Attorney's Fees, Costs, and Interest
The court addressed the issue of the district court's award of attorney's fees, costs, and post-petition interest under the notes, stating that these claims had already been settled in the bankruptcy court's judgment. It found that Hibernia's claims for attorney's fees and costs were not included in the original bankruptcy judgment, and since Hibernia did not appeal or seek clarification on that judgment, the district court erred in awarding these additional amounts. The court highlighted the importance of the bankruptcy court's ruling as a conclusive determination of the partnership's debt, which did not encompass any further claims for fees or interest that were not explicitly granted.
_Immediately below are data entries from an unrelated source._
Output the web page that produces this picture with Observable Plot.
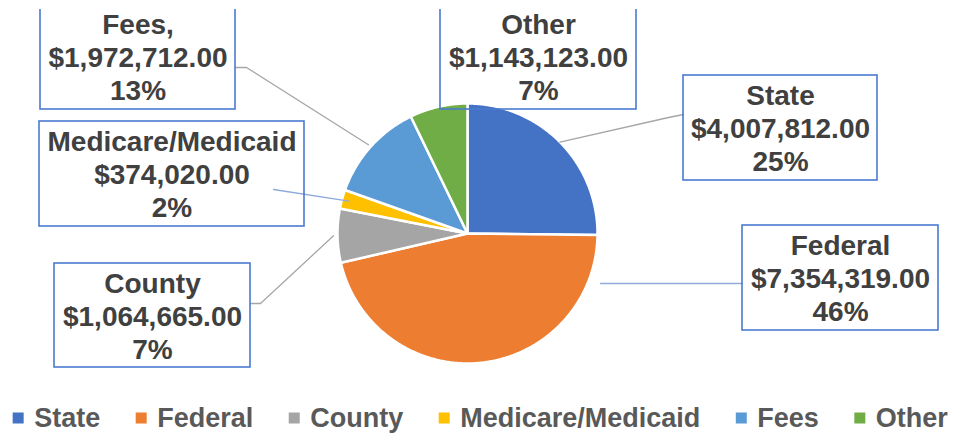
<!DOCTYPE html>
<html><head><meta charset="utf-8">
<script src="https://cdn.jsdelivr.net/npm/d3@7"></script>
<script src="https://cdn.jsdelivr.net/npm/@observablehq/plot@0.6"></script>
<style>body{margin:0;background:#fff}</style>
</head><body><div id="chart"></div>
<script>
// ---- data ----
const categories = ["State", "Federal", "County", "Medicare/Medicaid", "Fees", "Other"];
const amounts = [4007812, 7354319, 1064665, 374020, 1972712, 1143123];
const labelNames = ["State", "Federal", "County", "Medicare/Medicaid", "Fees,", "Other"];
const percentLabels = ["25%", "46%", "7%", "2%", "13%", "7%"];
const colors = ["#4472C4", "#ED7D31", "#A5A5A5", "#FFC000", "#5B9BD5", "#70AD47"];

// ---- layout ----
const W = 954, H = 433, cx = 467, cy = 233, R = 130;
const FONT = "'Liberation Sans', Arial, sans-serif";
const boxes = [ // [x1, y1, x2, y2] per category
  [683, 75, 877, 180],
  [742, 225, 938, 330],
  [54, 263, 250, 367],
  [39, 121, 304, 226],
  [40, 4, 235, 109],
  [440, 4, 636, 109]
];
// leader: start point + optional elbow; end at slice mid-angle on the rim (or fixed)
const leaderSpec = [
  {start: [683, 114], elbow: [668, 117], stroke: "#A6A6A6"},
  {start: [742, 283], end: [600, 283], stroke: "#8FAADC"},
  {start: [250, 303], elbow: [260, 303], stroke: "#A6A6A6", r: 134},
  {start: [273, 189], stroke: "#8FAADC", r: 123},
  {start: [235, 67], elbow: [246, 67], stroke: "#A6A6A6", r: 133},
  null
];

const total = d3.sum(amounts);
const fmt = v => "$" + d3.format(",.2f")(v);

// slice polygons
const slicePts = [];
const midAngles = [];
let acc = 0;
categories.forEach((c, i) => {
  const a0 = acc / total * 2 * Math.PI;
  acc += amounts[i];
  const a1 = acc / total * 2 * Math.PI;
  midAngles.push((a0 + a1) / 2);
  slicePts.push({cat: c, x: cx, y: cy});
  const n = Math.max(2, Math.ceil((a1 - a0) / (Math.PI / 360)));
  for (let k = 0; k <= n; k++) {
    const a = a0 + (a1 - a0) * k / n;
    slicePts.push({cat: c, x: cx + R * Math.sin(a), y: cy - R * Math.cos(a)});
  }
});

// leader lines
const leaderPts = [];
leaderSpec.forEach((s, i) => {
  if (!s) return;
  const pts = [s.start];
  if (s.elbow) pts.push(s.elbow);
  if (s.end) pts.push(s.end);
  else {
    const r = s.r || R;
    pts.push([cx + r * Math.sin(midAngles[i]), cy - r * Math.cos(midAngles[i])]);
  }
  pts.forEach(p => leaderPts.push({id: i, x: p[0], y: p[1], stroke: s.stroke}));
});

// labels
const labels = categories.map((c, i) => ({
  cat: c,
  x1: boxes[i][0], y1: boxes[i][1], x2: boxes[i][2], y2: boxes[i][3],
  tx: (boxes[i][0] + boxes[i][2]) / 2,
  ty: boxes[i][1] + 52,
  text: `${labelNames[i]}\n${fmt(amounts[i])}\n${percentLabels[i]}`
}));

// legend layout from measured text widths
const LFS = 27;
const ctx = document.createElement("canvas").getContext("2d");
ctx.font = `bold ${LFS}px 'Liberation Sans', Arial, sans-serif`;
const mW = 11, mGap = 10, itemGap = 36;
const widths = categories.map(c => ctx.measureText(c).width);
const totalW = d3.sum(widths) + categories.length * (mW + mGap) + (categories.length - 1) * itemGap;
let lx = W / 2 + 3 - totalW / 2;
const legend = categories.map((c, i) => {
  const item = {cat: c, mx1: lx, mx2: lx + mW, tx: lx + mW + mGap};
  lx += mW + mGap + widths[i] + itemGap;
  return item;
});
const LY = 418;

const chart = Plot.plot({
  width: W, height: H,
  margin: 0,
  style: {fontFamily: FONT, background: "#fff"},
  x: {domain: [0, W], range: [0, W], axis: null},
  y: {domain: [0, H], range: [0, H], axis: null},
  color: {domain: categories, range: colors},
  marks: [
    Plot.line(slicePts, {x: "x", y: "y", z: "cat", fill: "cat", stroke: "white", strokeWidth: 2.5, curve: "linear-closed", strokeLinejoin: "round"}),
    Plot.line(leaderPts, {x: "x", y: "y", z: "id", stroke: "stroke", strokeWidth: 1.3}),
    Plot.rect(labels, {x1: "x1", x2: "x2", y1: "y1", y2: "y2", fill: "none", stroke: "#4A7BD0", strokeWidth: 1.6}),
    Plot.text(labels, {x: "tx", y: "ty", text: "text", fontSize: 28, fontWeight: "bold", fill: "#404040", lineHeight: 33 / 28, textAnchor: "middle", lineAnchor: "middle"}),
    Plot.rect([0], {x1: 0, x2: W, y1: 0, y2: 9, fill: "white"}),
    Plot.rect(legend, {x1: "mx1", x2: "mx2", y1: LY - 5.5, y2: LY + 5.5, fill: "cat"}),
    Plot.text(legend, {x: "tx", y: LY, text: "cat", fontSize: LFS, fontWeight: "bold", fill: "#595959", textAnchor: "start", lineAnchor: "middle"})
  ]
});
document.getElementById("chart").appendChild(chart);
</script>
</body></html>
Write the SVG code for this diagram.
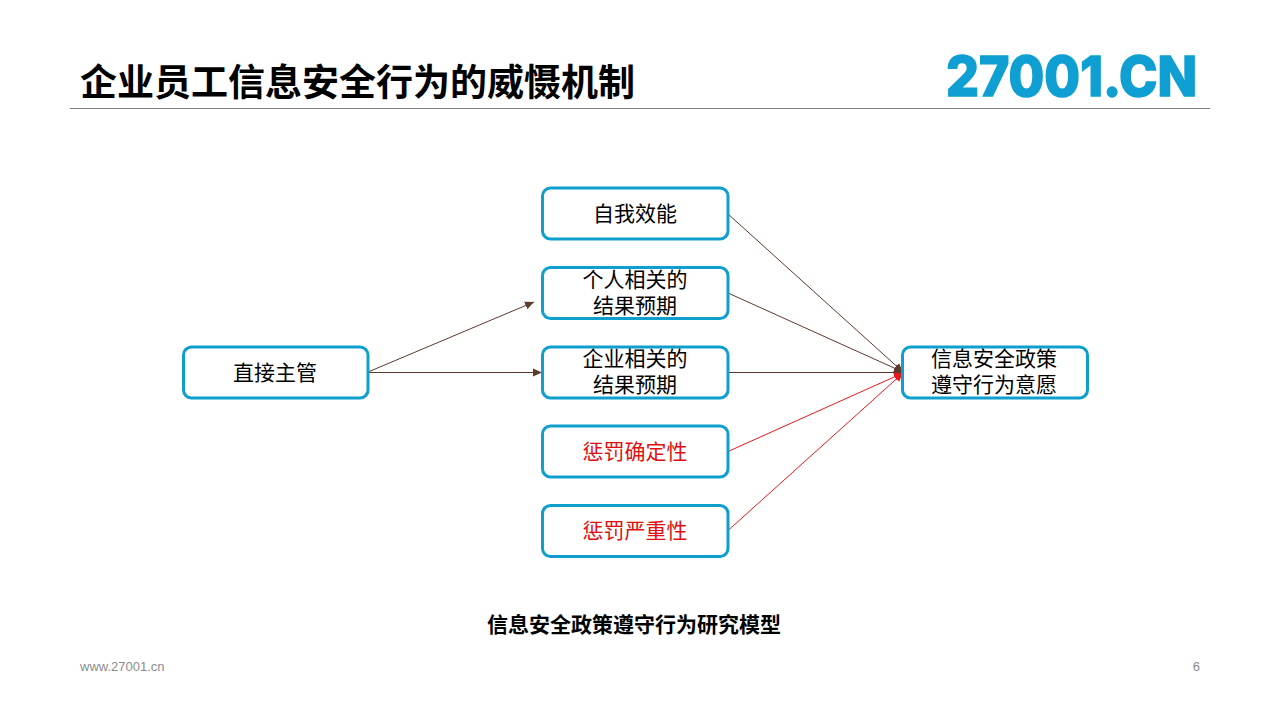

The Fifth Circuit thus clarified that the bankruptcy court's decision barred Hibernia from relitigating these issues, solidifying the finality of the bankruptcy judgment.
Conclusion
The Fifth Circuit affirmed the district court's ruling that Carner was liable for one-eighth of the partnership's deficiency and that he failed to raise any genuine issues of material fact regarding the counterclaim. However, the court reversed the district court's award of attorney's fees, costs, and post-petition interest, concluding that the bankruptcy court's judgment precluded such claims. The court remanded the case for the district court to adjust the judgment accordingly, allowing for interest from the date of judicial demand as per Louisiana law. Overall, the court's decision underscored the binding nature of the bankruptcy court's judgment and the established principles surrounding partnership liability under Louisiana law.